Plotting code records
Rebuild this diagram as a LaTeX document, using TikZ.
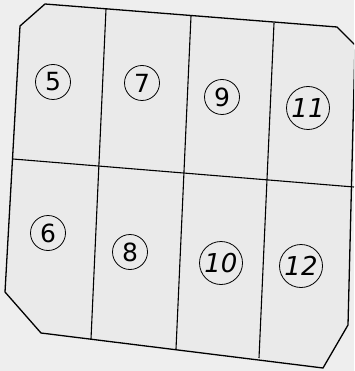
\documentclass[tikz,border=0pt]{standalone}
\usepackage{fontspec}
\setmainfont{DejaVu Sans}
\usepackage{xcolor}
\definecolor{paper}{RGB}{238,238,238}
\definecolor{sheet}{RGB}{234,234,234}

\begin{document}
\begin{tikzpicture}[x=1pt, y=-1pt,
    lot/.style={draw, circle, line width=0.8pt, inner sep=0pt, minimum size=35pt, font=\fontsize{25}{25}\selectfont},
    biglot/.style={lot, minimum size=43pt, font=\fontsize{26}{26}\selectfont\itshape}]
    % paper
    \fill[paper] (0,0) rectangle (354,371);
    \useasboundingbox (0,0) rectangle (354,371);

    % outline corners
    \coordinate (tl1) at (45,4);
    \coordinate (tl2) at (20,26);
    \coordinate (bl1) at (5,292);
    \coordinate (bl2) at (41,333);
    \coordinate (br1) at (323,368);
    \coordinate (br2) at (348,325);
    \coordinate (tr1) at (355,45);
    \coordinate (tr2) at (337,27);

    % outline
    \begin{scope}
        \clip (0,0) rectangle (354,371);
        \draw[line width=1.3pt, fill=sheet] (tl1) -- (tl2) -- (bl1) -- (bl2) -- (br1) -- (br2) -- (tr1) -- (tr2) -- cycle;
    \end{scope}

    % dividers
    \coordinate (d1t) at (106,9);   \coordinate (d1b) at (91,339);
    \coordinate (d2t) at (191,16);  \coordinate (d2b) at (176,349);
    \coordinate (d3t) at (274,23);  \coordinate (d3b) at (259,358);
    \coordinate (ml) at (13,159);   \coordinate (mr) at (354,187);
    \draw[line width=1.1pt] (d1t) -- (d1b);
    \draw[line width=1.1pt] (d2t) -- (d2b);
    \draw[line width=1.1pt] (d3t) -- (d3b);
    \draw[line width=1.1pt] (ml) -- (mr);

    % lot numbers
    \node[lot] (n5) at (53,82) {5};
    \node[lot] (n7) at (142,83) {7};
    \node[lot] (n9) at (222,97) {9};
    \node[biglot] (n11) at (308,108) {11};
    \node[lot] (n6) at (48,233) {6};
    \node[lot] (n8) at (130,252) {8};
    \node[biglot] (n10) at (221,263) {10};
    \node[biglot] (n12) at (301,266) {12};
\end{tikzpicture}
\end{document}
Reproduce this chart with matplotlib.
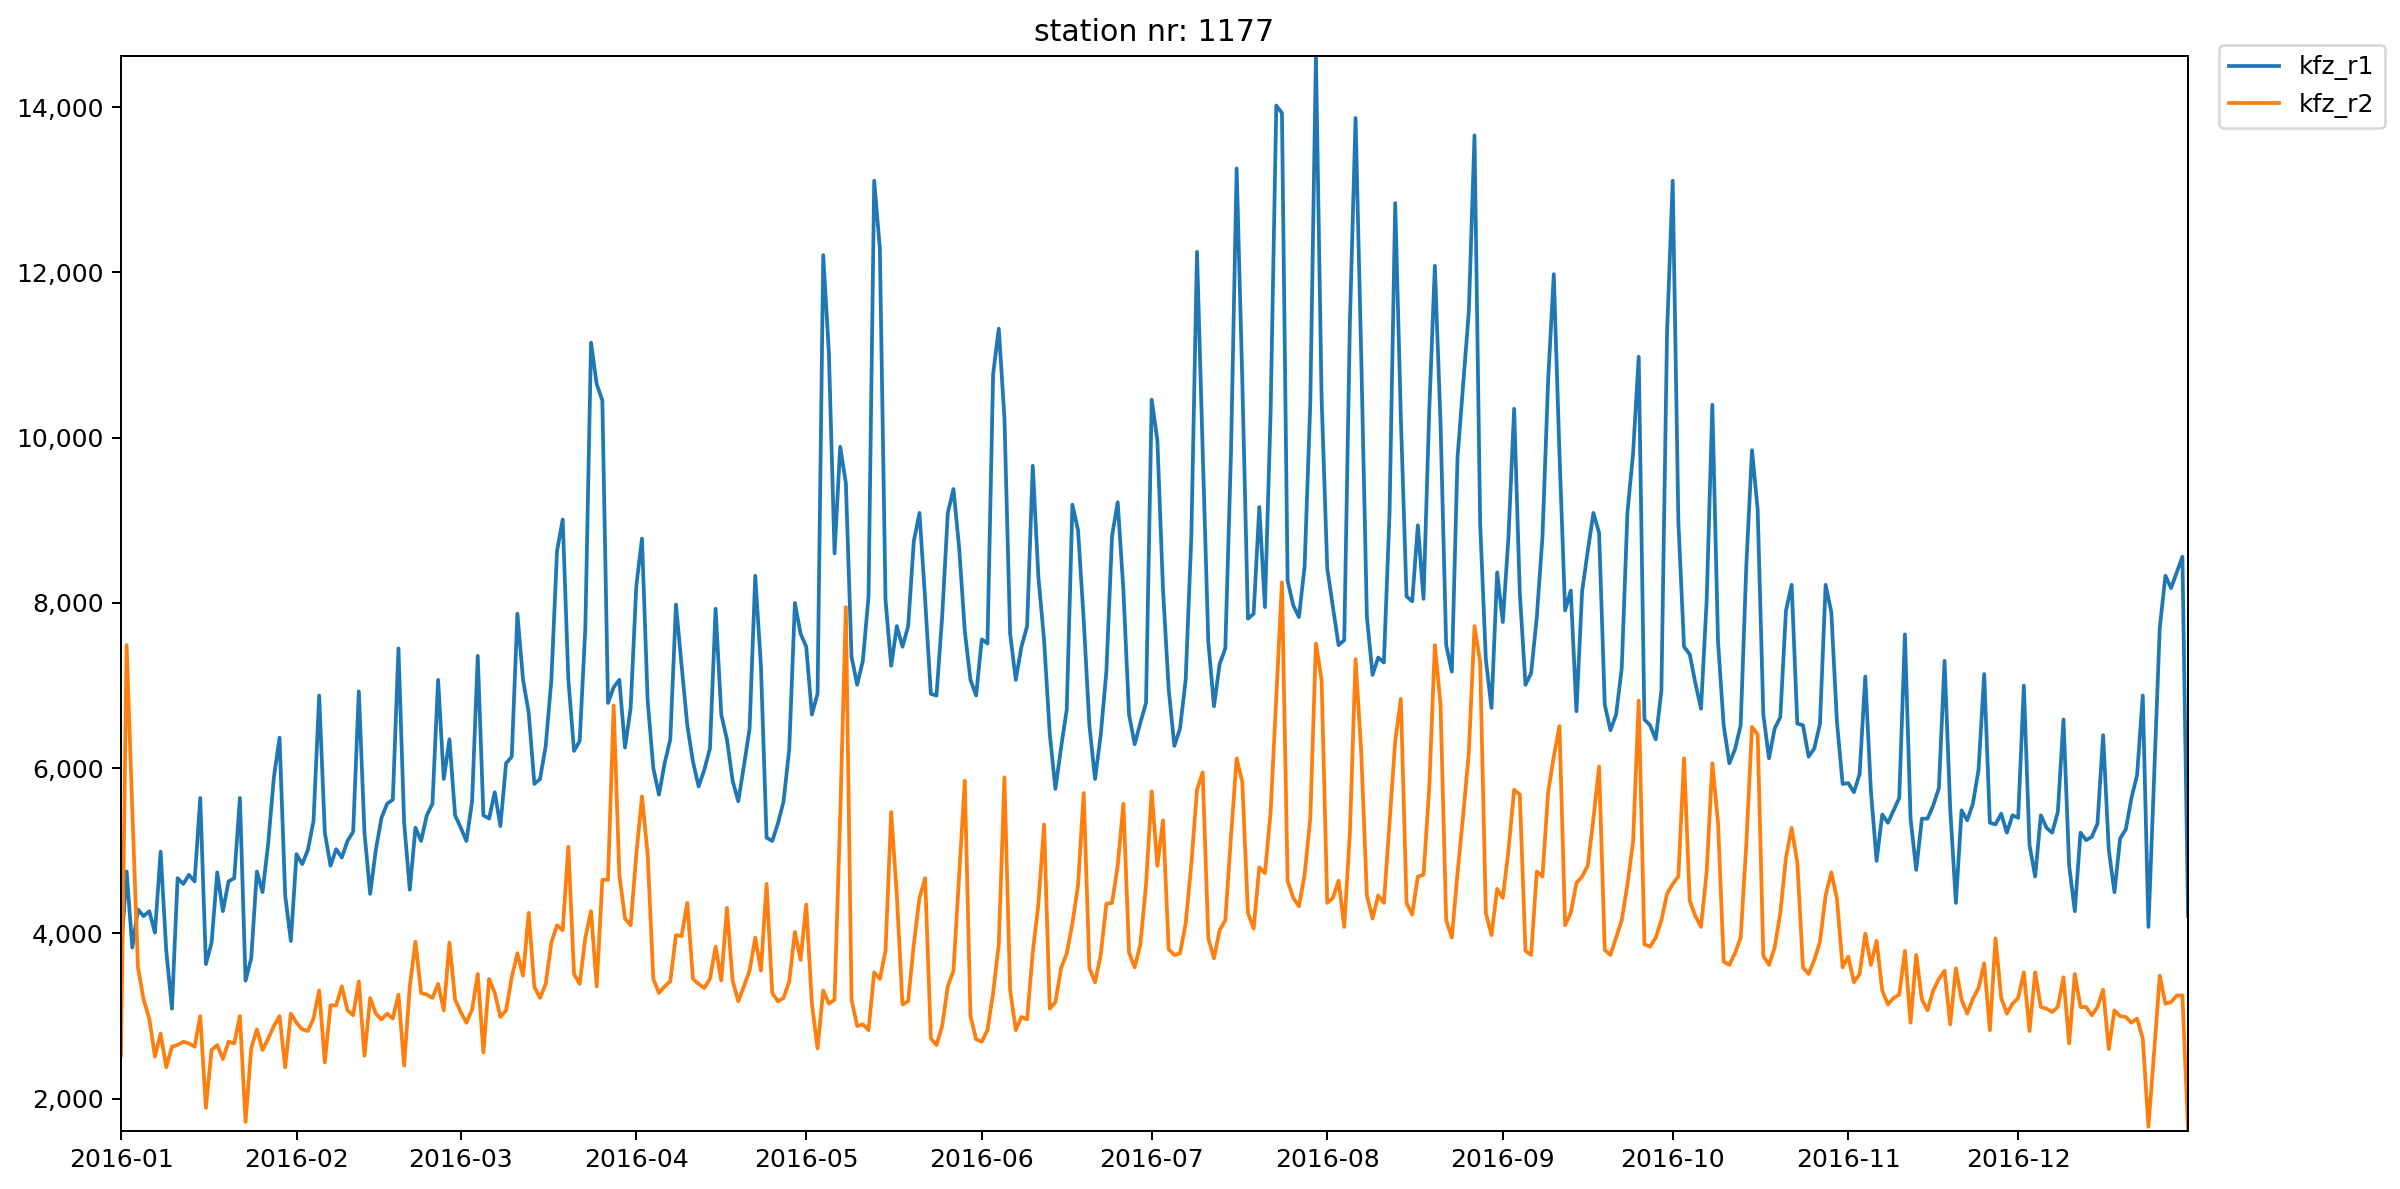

- WRITTEN EXERCISE
Using the data above, copy each line that contains "this".

- RESPONSE BELOW
Rebuild this diagram as a LaTeX document, using TikZ.
Reproduce this chart with matplotlib.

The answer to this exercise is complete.